Running the formulas is easy. Getting accurate inputs is the hard part. Over the years, I’ve seen where these calculations go wrong. Here are my secrets to getting it right the first time.

  • Don’t Do It Alone: Your most accurate data lives in other departments. Sit down with finance for tax data on ghost assets, operations for downtime costs, and HR for accurate loaded labor rates. A collaborative business case is always stronger.
  • Be Conservative With Your Projections: It’s tempting to project a 50% reduction in downtime. Don’t. It hurts your credibility. Use industry benchmarks (like that 12-18% maintenance saving) and be realistic. Under-promising and over-delivering builds immense trust.
  • The Mistake I Always See: People forget to value data. The biggest long-term benefit of an AMS is the strategic insight it provides. How do you value making the right $1M capital decision because you had five years of asset performance data? Add a “Strategic Value” line item and assign a conservative estimate. Even if it’s qualitative, it shows you’re thinking bigger.
  • Factor in the ‘Cost of Inaction’: Frame the investment against the alternative. What is the cost of doing nothing for another year? More downtime? A failed audit? A safety incident? This creates urgency and highlights the risk of maintaining the status quo.

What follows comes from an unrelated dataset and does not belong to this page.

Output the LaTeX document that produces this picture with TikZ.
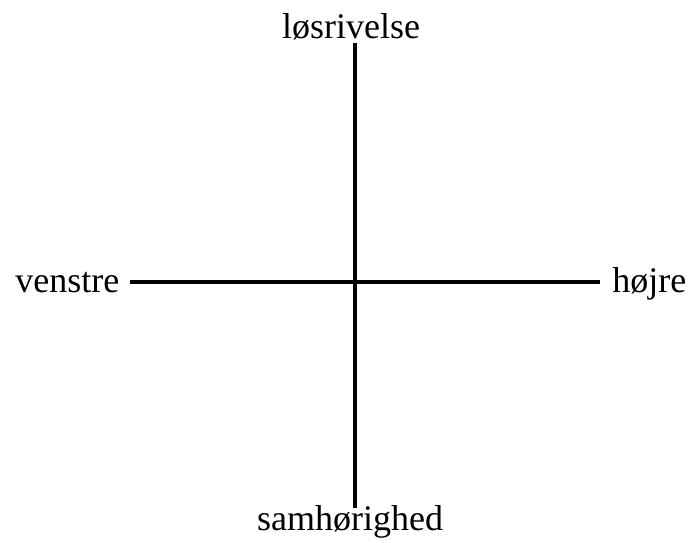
\documentclass[tikz,border=0pt]{standalone}
\usepackage{fontspec}
\setmainfont{Liberation Serif}
\usetikzlibrary{positioning}

\begin{document}
\begin{tikzpicture}[x=0.5pt, y=-0.5pt, axis/.style={line width=2.2pt}, lbl/.style={font=\fontsize{18}{20}\selectfont, inner sep=0pt}]
  \useasboundingbox (0,0) rectangle (690,542);

  \node[lbl, anchor=base] (top) at (351,38) {løsrivelse};
  \node[lbl, anchor=base] (bottom) at (350,530) {samhørighed};
  \node[lbl, anchor=base west] (left) at (15,292) {venstre};
  \node[lbl, anchor=base west] (right) at (612,292) {højre};

  \coordinate (N) at (355,43);
  \coordinate (S) at (355,508);
  \coordinate (W) at (130,282);
  \coordinate (E) at (600,282);

  \draw[axis] (W) -- (E);
  \draw[axis] (N) -- (S);
\end{tikzpicture}
\end{document}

Frequently Asked Questions

What is the typical ROI for asset management software?

While it varies by industry and implementation, many organizations see a full payback within 6 to 18 months and a multi-year ROI exceeding 200%. The key is a thorough implementation focused on high-value areas like preventive maintenance and inventory control.

How do I calculate the cost of downtime?

Calculate your organization’s gross revenue per hour of operation. Then, multiply that by the number of hours your critical assets were down in the last year. This gives you a powerful, hard-dollar figure for lost revenue.

Can small businesses benefit from this calculation?

Absolutely. The principles are the same, even if the numbers are smaller. A small business might focus more on labor savings from automating spreadsheets and the cost of replacing a critical, prematurely failed asset they can’t afford to be without.

What’s the difference between asset management software and a CMMS?

Think of it as a square and a rectangle. Most Computerized Maintenance Management Systems (CMMS) are a type of asset management software focused specifically on maintenance. A broader AMS or Enterprise Asset Management (EAM) system also includes financial, lifecycle, and inventory tracking aspects.